The Cuming Museum in Walworth Road in Elephant and Castle, within the London Borough of Southwark, London, England, was a museum housing the collection of the Cuming family and later collections on Southwark's history. As of 2021, its collections have been rehoused in a new Southwark Heritage Centre.

== History ==
Richard Cuming (1777–1870) started his collecting life when he was only five years old, with some fossils and a coin that had been given to him by a family friend. That ignited a passion for collecting, which lasted for his lifetime. He made his first significant purchases in 1806 at the sale of the Leverian Museum. His interests covered geology, scientific equipment and animalia. The collection was bequeathed to the people of Southwark by his son, Henry Syer Cuming, in 1902, and the museum opened in 1906. As described in Cuming's will, it comprised "My Museum illustrative of Natural History, Archaeology and Ethnology with my coins and medals and... other curios".
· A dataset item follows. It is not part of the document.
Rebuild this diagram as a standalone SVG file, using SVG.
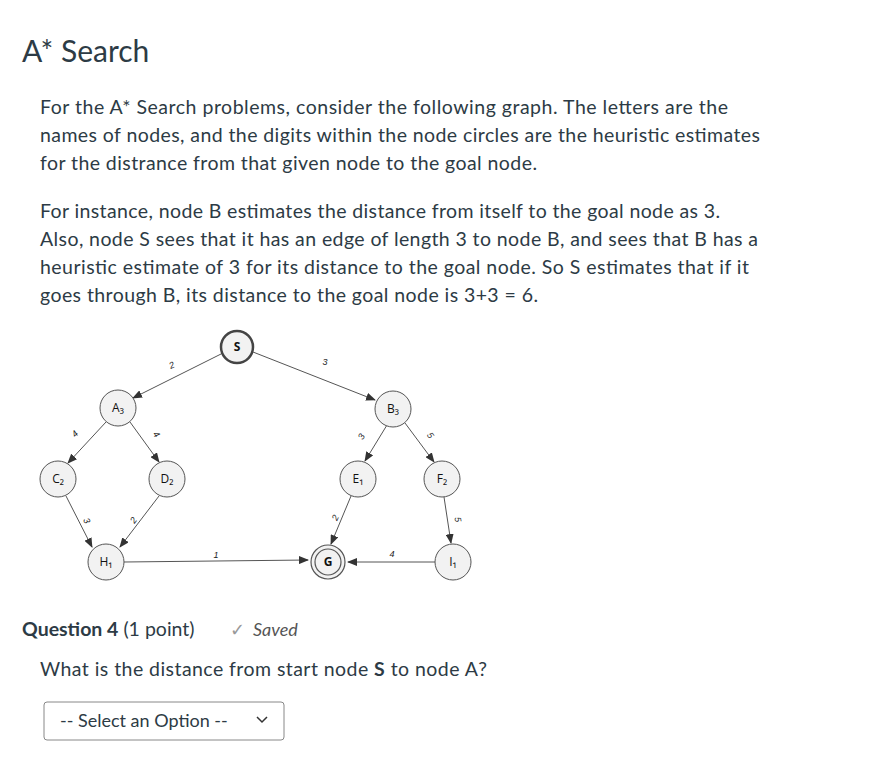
<svg xmlns="http://www.w3.org/2000/svg" width="886" height="760" viewBox="0 0 886 760">
<style>
.t{font-family:Lato,"Liberation Sans",sans-serif;fill:#2d3b45}
.p{font-size:19.5px}
.n circle{fill:#f2f2f2;stroke:#555;stroke-width:1}
.n text{font-family:"Open Sans","Liberation Sans",sans-serif;font-size:12px;fill:#111;text-anchor:middle}
.e line{stroke:#555;stroke-width:1;marker-end:url(#a)}
.l{font-family:"Liberation Sans",sans-serif;font-size:9px;fill:#222;text-anchor:middle;font-style:italic}
</style>
<defs><marker id="a" markerWidth="10" markerHeight="8" refX="9" refY="4" orient="auto" markerUnits="userSpaceOnUse"><path d="M0,0L10,4L0,8z" fill="#333"/></marker></defs>
<rect width="886" height="760" fill="#fff"/>
<text class="t" x="22" y="62" font-size="30">A* Search</text>
<text class="t p" x="40" y="114" textLength="688" lengthAdjust="spacing">For the A* Search problems, consider the following graph.  The letters are the</text>
<text class="t p" x="40" y="142" textLength="720" lengthAdjust="spacing">names of nodes, and the digits within the node circles are the heuristic estimates</text>
<text class="t p" x="40" y="170" textLength="497" lengthAdjust="spacing">for the distrance from that given node to the goal node.</text>
<text class="t p" x="40" y="218" textLength="680" lengthAdjust="spacing">For instance, node B estimates the distance from itself to the goal node as 3.</text>
<text class="t p" x="40" y="246" textLength="718" lengthAdjust="spacing">Also, node S sees that it has an edge of length 3 to node B, and sees that B has a</text>
<text class="t p" x="40" y="274" textLength="709" lengthAdjust="spacing">heuristic estimate of 3 for its distance to the goal node.  So S estimates that if it</text>
<text class="t p" x="40" y="302" textLength="498" lengthAdjust="spacing">goes through B, its distance to the goal node is 3+3 = 6.</text>
<g id="edges" class="e">
<line x1="221" y1="354" x2="133" y2="398"/>
<line x1="253" y1="352" x2="375" y2="400"/>
<line x1="106" y1="422" x2="68" y2="463"/>
<line x1="130" y1="422" x2="159" y2="462"/>
<line x1="387" y1="425" x2="365" y2="461"/>
<line x1="405" y1="423" x2="434" y2="462"/>
<line x1="66" y1="496" x2="92" y2="547"/>
<line x1="159" y1="496" x2="120" y2="547"/>
<line x1="351" y1="496" x2="331" y2="544"/>
<line x1="444" y1="497" x2="451" y2="543"/>
<line x1="124" y1="562" x2="308" y2="560"/>
<line x1="435" y1="562" x2="348" y2="562"/>
</g>
<g id="labels">
<text class="l" x="173" y="368" transform="rotate(-25 173 368)">2</text>
<text class="l" x="325" y="365">3</text>
<text class="l" x="77" y="436" transform="rotate(-45 77 436)">4</text>
<text class="l" x="154" y="436" transform="rotate(55 154 436)">4</text>
<text class="l" x="364" y="438" transform="rotate(-60 364 438)">3</text>
<text class="l" x="428" y="437" transform="rotate(55 428 437)">5</text>
<text class="l" x="84" y="522" transform="rotate(65 84 522)">3</text>
<text class="l" x="136" y="522" transform="rotate(-55 136 522)">2</text>
<text class="l" x="338" y="519" transform="rotate(-65 338 519)">2</text>
<text class="l" x="455" y="520" transform="rotate(80 455 520)">5</text>
<text class="l" x="216" y="558">1</text>
<text class="l" x="392" y="557">4</text>
</g>
<g id="S" class="n"><circle cx="237" cy="347" r="16" style="stroke:#444;stroke-width:2.5"/><text x="237" y="351" font-weight="bold">S</text></g>
<g id="A" class="n"><circle cx="118" cy="408" r="18"/><text x="118" y="412">A₃</text></g>
<g id="B" class="n"><circle cx="393" cy="409" r="18"/><text x="393" y="413">B₃</text></g>
<g id="C" class="n"><circle cx="58" cy="479" r="18"/><text x="58" y="483">C₂</text></g>
<g id="D" class="n"><circle cx="167" cy="479" r="18"/><text x="167" y="483">D₂</text></g>
<g id="E" class="n"><circle cx="358" cy="479" r="18"/><text x="358" y="483">E₁</text></g>
<g id="F" class="n"><circle cx="442" cy="479" r="18"/><text x="442" y="483">F₂</text></g>
<g id="H" class="n"><circle cx="106" cy="562" r="18"/><text x="106" y="566">H₁</text></g>
<g id="G" class="n"><circle cx="328" cy="562" r="17" style="stroke-width:1.2"/><circle cx="328" cy="562" r="13" style="stroke-width:1.2"/><text x="328" y="566" font-weight="bold">G</text></g>
<g id="I" class="n"><circle cx="453" cy="562" r="18"/><text x="453" y="566">I₁</text></g>
<text class="t" x="22" y="636" font-size="19.5"><tspan font-weight="bold">Question 4</tspan> (1 point)</text>
<text x="230" y="636" font-family="Lato,'Liberation Sans',sans-serif" font-size="18" fill="#999">✓</text>
<text x="253" y="636" font-family="Lato,'Liberation Sans',sans-serif" font-size="18" font-style="italic" fill="#555">Saved</text>
<text class="t p" x="40" y="676" textLength="447" lengthAdjust="spacing">What is the distance from start node <tspan font-weight="bold">S</tspan> to node A?</text>
<rect x="44" y="702" width="240" height="38" rx="3" fill="#fff" stroke="#888"/>
<text class="t" x="60" y="727" font-size="18">-- Select an Option --</text>
<path d="M257,717l5,5l5,-5" fill="none" stroke="#333" stroke-width="1.5"/>
</svg>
The museum galleries were moved from the first floor of the Newington Public Library to the building next door, the former Walworth Town Hall, in 2006. On 25 March 2013, that building was seriously damaged by fire, severely affecting the museum galleries but leading to only a very small loss from the collections. Around 98% of objects on display at the time of the fire were recovered and were placed in storage to await a solution to the display of the collections and public access to them. The Cuming and local history collections have been re-displayed at the new Southwark Heritage Centre and Walworth Library, next door to the former town hall and library complex, which once housed the old Newington Library and Cuming Museum.